_Exercise prompt:_
Please write out the material below exactly as given.

Excerpt from a dataset:
▬▬▬▬▬▬

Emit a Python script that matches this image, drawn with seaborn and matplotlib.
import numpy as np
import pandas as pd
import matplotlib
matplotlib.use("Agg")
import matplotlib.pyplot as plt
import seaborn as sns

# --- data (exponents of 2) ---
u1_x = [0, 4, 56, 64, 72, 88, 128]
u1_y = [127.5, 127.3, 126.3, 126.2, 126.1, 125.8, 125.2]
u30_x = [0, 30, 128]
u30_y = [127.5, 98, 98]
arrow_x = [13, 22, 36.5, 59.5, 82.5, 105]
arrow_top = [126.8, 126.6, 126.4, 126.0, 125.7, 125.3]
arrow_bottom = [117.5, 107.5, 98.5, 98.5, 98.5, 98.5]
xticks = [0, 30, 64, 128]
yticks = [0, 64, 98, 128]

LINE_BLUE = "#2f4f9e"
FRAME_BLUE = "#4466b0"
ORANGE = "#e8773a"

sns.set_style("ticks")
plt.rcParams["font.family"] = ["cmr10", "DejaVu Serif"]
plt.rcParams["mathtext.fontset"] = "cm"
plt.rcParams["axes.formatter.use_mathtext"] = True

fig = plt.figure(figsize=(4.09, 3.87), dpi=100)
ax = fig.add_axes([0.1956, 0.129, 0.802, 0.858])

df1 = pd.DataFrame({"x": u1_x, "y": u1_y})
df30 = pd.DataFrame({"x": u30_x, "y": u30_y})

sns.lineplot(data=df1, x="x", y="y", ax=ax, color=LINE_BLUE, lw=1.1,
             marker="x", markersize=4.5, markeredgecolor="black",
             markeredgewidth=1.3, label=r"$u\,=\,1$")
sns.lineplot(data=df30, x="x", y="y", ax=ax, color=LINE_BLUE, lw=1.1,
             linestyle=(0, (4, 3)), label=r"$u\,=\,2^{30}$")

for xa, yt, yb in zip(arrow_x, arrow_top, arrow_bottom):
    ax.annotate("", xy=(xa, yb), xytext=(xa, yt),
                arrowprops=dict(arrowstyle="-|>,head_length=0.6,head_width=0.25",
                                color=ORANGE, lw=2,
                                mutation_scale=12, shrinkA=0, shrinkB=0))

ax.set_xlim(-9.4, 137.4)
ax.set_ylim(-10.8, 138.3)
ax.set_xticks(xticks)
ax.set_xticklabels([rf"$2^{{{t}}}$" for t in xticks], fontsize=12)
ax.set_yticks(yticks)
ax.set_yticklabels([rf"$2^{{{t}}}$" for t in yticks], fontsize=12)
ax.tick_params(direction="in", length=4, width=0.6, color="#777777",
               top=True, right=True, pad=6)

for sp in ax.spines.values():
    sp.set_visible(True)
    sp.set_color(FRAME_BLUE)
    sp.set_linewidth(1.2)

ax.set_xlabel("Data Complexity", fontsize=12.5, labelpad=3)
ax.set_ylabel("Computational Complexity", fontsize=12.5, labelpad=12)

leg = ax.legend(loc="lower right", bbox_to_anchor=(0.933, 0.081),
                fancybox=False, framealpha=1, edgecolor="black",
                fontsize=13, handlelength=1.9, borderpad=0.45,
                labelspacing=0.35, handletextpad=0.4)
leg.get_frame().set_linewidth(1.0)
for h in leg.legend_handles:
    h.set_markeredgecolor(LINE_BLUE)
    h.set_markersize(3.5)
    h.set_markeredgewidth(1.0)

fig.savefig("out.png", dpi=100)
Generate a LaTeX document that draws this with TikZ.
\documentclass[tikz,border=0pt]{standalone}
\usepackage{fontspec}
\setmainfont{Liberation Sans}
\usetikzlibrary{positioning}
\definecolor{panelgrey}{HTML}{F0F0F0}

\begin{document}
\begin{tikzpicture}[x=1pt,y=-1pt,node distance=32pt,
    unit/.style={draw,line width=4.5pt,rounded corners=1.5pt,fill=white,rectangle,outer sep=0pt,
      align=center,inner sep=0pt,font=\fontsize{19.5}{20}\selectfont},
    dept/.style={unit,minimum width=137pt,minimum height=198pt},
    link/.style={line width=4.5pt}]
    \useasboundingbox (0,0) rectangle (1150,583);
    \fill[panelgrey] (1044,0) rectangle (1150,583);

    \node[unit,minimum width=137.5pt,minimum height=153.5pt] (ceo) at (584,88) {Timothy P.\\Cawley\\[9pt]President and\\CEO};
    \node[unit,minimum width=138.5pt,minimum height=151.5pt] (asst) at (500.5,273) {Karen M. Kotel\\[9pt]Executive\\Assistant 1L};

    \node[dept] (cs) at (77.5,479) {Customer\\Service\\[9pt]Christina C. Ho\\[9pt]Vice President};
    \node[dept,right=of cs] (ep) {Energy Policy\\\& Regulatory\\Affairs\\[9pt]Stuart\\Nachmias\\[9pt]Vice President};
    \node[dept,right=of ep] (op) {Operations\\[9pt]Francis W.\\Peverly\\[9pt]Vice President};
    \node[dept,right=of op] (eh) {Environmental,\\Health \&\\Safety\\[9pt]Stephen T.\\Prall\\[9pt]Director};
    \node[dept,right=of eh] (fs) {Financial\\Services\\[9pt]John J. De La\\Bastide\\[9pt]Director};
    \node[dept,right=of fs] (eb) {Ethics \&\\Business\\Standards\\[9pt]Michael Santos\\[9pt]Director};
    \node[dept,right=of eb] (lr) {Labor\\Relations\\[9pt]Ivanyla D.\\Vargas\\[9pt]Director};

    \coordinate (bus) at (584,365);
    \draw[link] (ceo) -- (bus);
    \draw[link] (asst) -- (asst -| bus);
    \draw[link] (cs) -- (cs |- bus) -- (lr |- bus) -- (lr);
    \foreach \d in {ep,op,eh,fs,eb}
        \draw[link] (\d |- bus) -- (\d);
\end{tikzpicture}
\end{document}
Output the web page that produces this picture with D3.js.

▬▬▬▬▬▬

_Solution to this problem:_
Emit a Python script that matches this image, drawn with seaborn and matplotlib.
import numpy as np
import pandas as pd
import matplotlib
matplotlib.use("Agg")
import matplotlib.pyplot as plt
import seaborn as sns

# --- data (exponents of 2) ---
u1_x = [0, 4, 56, 64, 72, 88, 128]
u1_y = [127.5, 127.3, 126.3, 126.2, 126.1, 125.8, 125.2]
u30_x = [0, 30, 128]
u30_y = [127.5, 98, 98]
arrow_x = [13, 22, 36.5, 59.5, 82.5, 105]
arrow_top = [126.8, 126.6, 126.4, 126.0, 125.7, 125.3]
arrow_bottom = [117.5, 107.5, 98.5, 98.5, 98.5, 98.5]
xticks = [0, 30, 64, 128]
yticks = [0, 64, 98, 128]

LINE_BLUE = "#2f4f9e"
FRAME_BLUE = "#4466b0"
ORANGE = "#e8773a"

sns.set_style("ticks")
plt.rcParams["font.family"] = ["cmr10", "DejaVu Serif"]
plt.rcParams["mathtext.fontset"] = "cm"
plt.rcParams["axes.formatter.use_mathtext"] = True

fig = plt.figure(figsize=(4.09, 3.87), dpi=100)
ax = fig.add_axes([0.1956, 0.129, 0.802, 0.858])

df1 = pd.DataFrame({"x": u1_x, "y": u1_y})
df30 = pd.DataFrame({"x": u30_x, "y": u30_y})

sns.lineplot(data=df1, x="x", y="y", ax=ax, color=LINE_BLUE, lw=1.1,
             marker="x", markersize=4.5, markeredgecolor="black",
             markeredgewidth=1.3, label=r"$u\,=\,1$")
sns.lineplot(data=df30, x="x", y="y", ax=ax, color=LINE_BLUE, lw=1.1,
             linestyle=(0, (4, 3)), label=r"$u\,=\,2^{30}$")

for xa, yt, yb in zip(arrow_x, arrow_top, arrow_bottom):
    ax.annotate("", xy=(xa, yb), xytext=(xa, yt),
                arrowprops=dict(arrowstyle="-|>,head_length=0.6,head_width=0.25",
                                color=ORANGE, lw=2,
                                mutation_scale=12, shrinkA=0, shrinkB=0))

ax.set_xlim(-9.4, 137.4)
ax.set_ylim(-10.8, 138.3)
ax.set_xticks(xticks)
ax.set_xticklabels([rf"$2^{{{t}}}$" for t in xticks], fontsize=12)
ax.set_yticks(yticks)
ax.set_yticklabels([rf"$2^{{{t}}}$" for t in yticks], fontsize=12)
ax.tick_params(direction="in", length=4, width=0.6, color="#777777",
               top=True, right=True, pad=6)

for sp in ax.spines.values():
    sp.set_visible(True)
    sp.set_color(FRAME_BLUE)
    sp.set_linewidth(1.2)

ax.set_xlabel("Data Complexity", fontsize=12.5, labelpad=3)
ax.set_ylabel("Computational Complexity", fontsize=12.5, labelpad=12)

leg = ax.legend(loc="lower right", bbox_to_anchor=(0.933, 0.081),
                fancybox=False, framealpha=1, edgecolor="black",
                fontsize=13, handlelength=1.9, borderpad=0.45,
                labelspacing=0.35, handletextpad=0.4)
leg.get_frame().set_linewidth(1.0)
for h in leg.legend_handles:
    h.set_markeredgecolor(LINE_BLUE)
    h.set_markersize(3.5)
    h.set_markeredgewidth(1.0)

fig.savefig("out.png", dpi=100)
Generate a LaTeX document that draws this with TikZ.
\documentclass[tikz,border=0pt]{standalone}
\usepackage{fontspec}
\setmainfont{Liberation Sans}
\usetikzlibrary{positioning}
\definecolor{panelgrey}{HTML}{F0F0F0}

\begin{document}
\begin{tikzpicture}[x=1pt,y=-1pt,node distance=32pt,
    unit/.style={draw,line width=4.5pt,rounded corners=1.5pt,fill=white,rectangle,outer sep=0pt,
      align=center,inner sep=0pt,font=\fontsize{19.5}{20}\selectfont},
    dept/.style={unit,minimum width=137pt,minimum height=198pt},
    link/.style={line width=4.5pt}]
    \useasboundingbox (0,0) rectangle (1150,583);
    \fill[panelgrey] (1044,0) rectangle (1150,583);

    \node[unit,minimum width=137.5pt,minimum height=153.5pt] (ceo) at (584,88) {Timothy P.\\Cawley\\[9pt]President and\\CEO};
    \node[unit,minimum width=138.5pt,minimum height=151.5pt] (asst) at (500.5,273) {Karen M. Kotel\\[9pt]Executive\\Assistant 1L};

    \node[dept] (cs) at (77.5,479) {Customer\\Service\\[9pt]Christina C. Ho\\[9pt]Vice President};
    \node[dept,right=of cs] (ep) {Energy Policy\\\& Regulatory\\Affairs\\[9pt]Stuart\\Nachmias\\[9pt]Vice President};
    \node[dept,right=of ep] (op) {Operations\\[9pt]Francis W.\\Peverly\\[9pt]Vice President};
    \node[dept,right=of op] (eh) {Environmental,\\Health \&\\Safety\\[9pt]Stephen T.\\Prall\\[9pt]Director};
    \node[dept,right=of eh] (fs) {Financial\\Services\\[9pt]John J. De La\\Bastide\\[9pt]Director};
    \node[dept,right=of fs] (eb) {Ethics \&\\Business\\Standards\\[9pt]Michael Santos\\[9pt]Director};
    \node[dept,right=of eb] (lr) {Labor\\Relations\\[9pt]Ivanyla D.\\Vargas\\[9pt]Director};

    \coordinate (bus) at (584,365);
    \draw[link] (ceo) -- (bus);
    \draw[link] (asst) -- (asst -| bus);
    \draw[link] (cs) -- (cs |- bus) -- (lr |- bus) -- (lr);
    \foreach \d in {ep,op,eh,fs,eb}
        \draw[link] (\d |- bus) -- (\d);
\end{tikzpicture}
\end{document}
Output the web page that produces this picture with D3.js.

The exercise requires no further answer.